Traveling across the invisible landscape in which we imaginatively dwell, Kent Ryden—himself a most careful listener and reader—asks the following questions. What categories of meaning do we read into our surroundings? What forms of expression serve as the most reliable maps to understanding those meanings? Our sense of any place, he argues, consists of a deeply ingrained experiential knowledge of its physical makeup; an awareness of its communal and personal history; a sense of our identity as being inextricably bound up with its events and ways of life; and an emotional reaction, positive or negative, to its meanings and memories.
Ryden demonstrates that both folk and literary narratives about place bear a striking thematic and stylistic resemblance. Accordingly, Mapping the Invisible Landscape examines both kinds of narratives. For his oral materials, Ryden provides an in-depth analysis of narratives collected in the Coeur d'Alene mining district in the Idaho panhandle; for his consideration of written works, he explores the “essay of place,” the personal essay which takes as its subject a particular place and a writer's relationship to that place.

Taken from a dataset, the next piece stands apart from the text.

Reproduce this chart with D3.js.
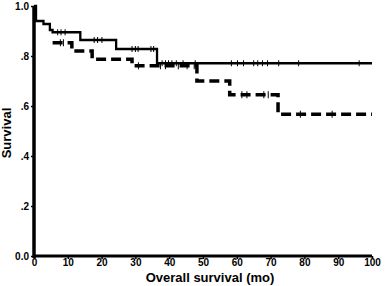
<!DOCTYPE html>
<html><head><meta charset="utf-8">
<script src="https://cdn.jsdelivr.net/npm/d3@7"></script>
<style>body{margin:0;background:#fff}svg{display:block}text{font-family:"Liberation Sans",Arial,sans-serif;font-weight:bold;fill:#000}</style>
</head><body><svg id="c" width="387" height="286"></svg>
<script>
const xTicks = [0,10,20,30,40,50,60,70,80,90,100];
const yTicks = [0,0.2,0.4,0.6,0.8,1.0];
const yTickLabels = ["0.0",".2",".4",".6",".8","1.0"];
const solidTimes = [0,0.6,2.8,4.7,5.5,13.7,24.3,36.4,100];
const solidSurv  = [1.0,0.94,0.928,0.904,0.895,0.864,0.828,0.771,0.771];
const solidCensorT = [7,8,9.2,17.8,18.8,20.1,29,30,30.8,34.6,35.4,37.9,38.9,39.8,40.8,42.1,44.1,47.7,58.4,60.2,62,65,66.2,67.6,69.1,72.4,78.3,96.2];
const dashTimes = [5.5,11.2,17.2,29,48.2,57.9,72.2,100];
const dashSurv  = [0.853,0.82,0.787,0.761,0.70,0.645,0.567,0.567];
const dashCensorT = [7.8,8.7,30.9,37.4,38.9,42.7,45.3,47.4,61.5,63,68,69.3,78.8,88.2];

const svg = d3.select("#c");
const x = d3.scaleLinear().domain([0,100]).range([34,372]);
const y = d3.scaleLinear().domain([0,1]).range([256,6]);

function stepVal(times, surv, t){
  let v = surv[0];
  for(let i=0;i<times.length;i++){ if(times[i]<=t) v=surv[i]; }
  return v;
}
const line = d3.line().x(d=>x(d[0])).y(d=>y(d[1])).curve(d3.curveStepAfter);

const solidData = solidTimes.map((t,i)=>[t,solidSurv[i]]);
const dashData = dashTimes.map((t,i)=>[t,dashSurv[i]]);

svg.append("path").attr("d",line(dashData)).attr("fill","none").attr("stroke","#000")
  .attr("stroke-width",3.5).attr("stroke-dasharray","10,5");
svg.append("path").attr("d",line(solidData)).attr("fill","none").attr("stroke","#000")
  .attr("stroke-width",2.3);

svg.selectAll("line.cs").data(solidCensorT).enter().append("line")
  .attr("x1",d=>x(d)).attr("x2",d=>x(d))
  .attr("y1",d=>y(stepVal(solidTimes,solidSurv,d))-3).attr("y2",d=>y(stepVal(solidTimes,solidSurv,d))+3)
  .attr("stroke","#000").attr("stroke-width",1);
svg.selectAll("line.cd").data(dashCensorT).enter().append("line")
  .attr("x1",d=>x(d)).attr("x2",d=>x(d))
  .attr("y1",d=>y(stepVal(dashTimes,dashSurv,d))-3.5).attr("y2",d=>y(stepVal(dashTimes,dashSurv,d))+3.5)
  .attr("stroke","#000").attr("stroke-width",1);

// axes
const xAxis = svg.append("g").attr("transform","translate(0,256)")
  .call(d3.axisBottom(x).tickValues(xTicks).tickSize(3).tickPadding(0));
xAxis.select(".domain").attr("stroke-width",3).attr("d",`M${x(0)},0H${x(100)}`);
xAxis.selectAll(".tick line").attr("stroke-width",1.5);
xAxis.selectAll("text").attr("font-size",10).attr("dy","0.71em").style("font-weight","bold").attr("font-family","Liberation Sans, Arial, sans-serif");

const yAxis = svg.append("g").attr("transform","translate(34,0)")
  .call(d3.axisLeft(y).tickValues(yTicks).tickFormat((d,i)=>yTickLabels[i]).tickSize(3).tickPadding(2));
yAxis.select(".domain").attr("stroke-width",3.5).attr("d",`M0,${y(0)+2}V${y(1)}`);
yAxis.selectAll(".tick line").attr("stroke-width",1.5);
yAxis.selectAll("text").attr("font-size",10).style("font-weight","bold").attr("font-family","Liberation Sans, Arial, sans-serif");

svg.append("text").attr("x",210).attr("y",282).attr("text-anchor","middle").attr("font-size",13).text("Overall survival (mo)");
svg.append("text").attr("transform","translate(11,133) rotate(-90)").attr("text-anchor","middle").attr("font-size",13).text("Survival");
</script></body></html>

Drawing on methods and materials from geography, folklore, and literature, Mapping the Invisible Landscape offers a broadly interdisciplinary analysis of the way we situate ourselves imaginatively in the landscape, the way we inscribe its surface with stories. Written in an extremely engaging style, this book will lead its readers to an awareness of the vital role that a sense of place plays in the formation of local cultures, to an understanding of the many-layered ways in which place interacts with individual lives, and to renewed appreciation of the places in their own lives and landscapes.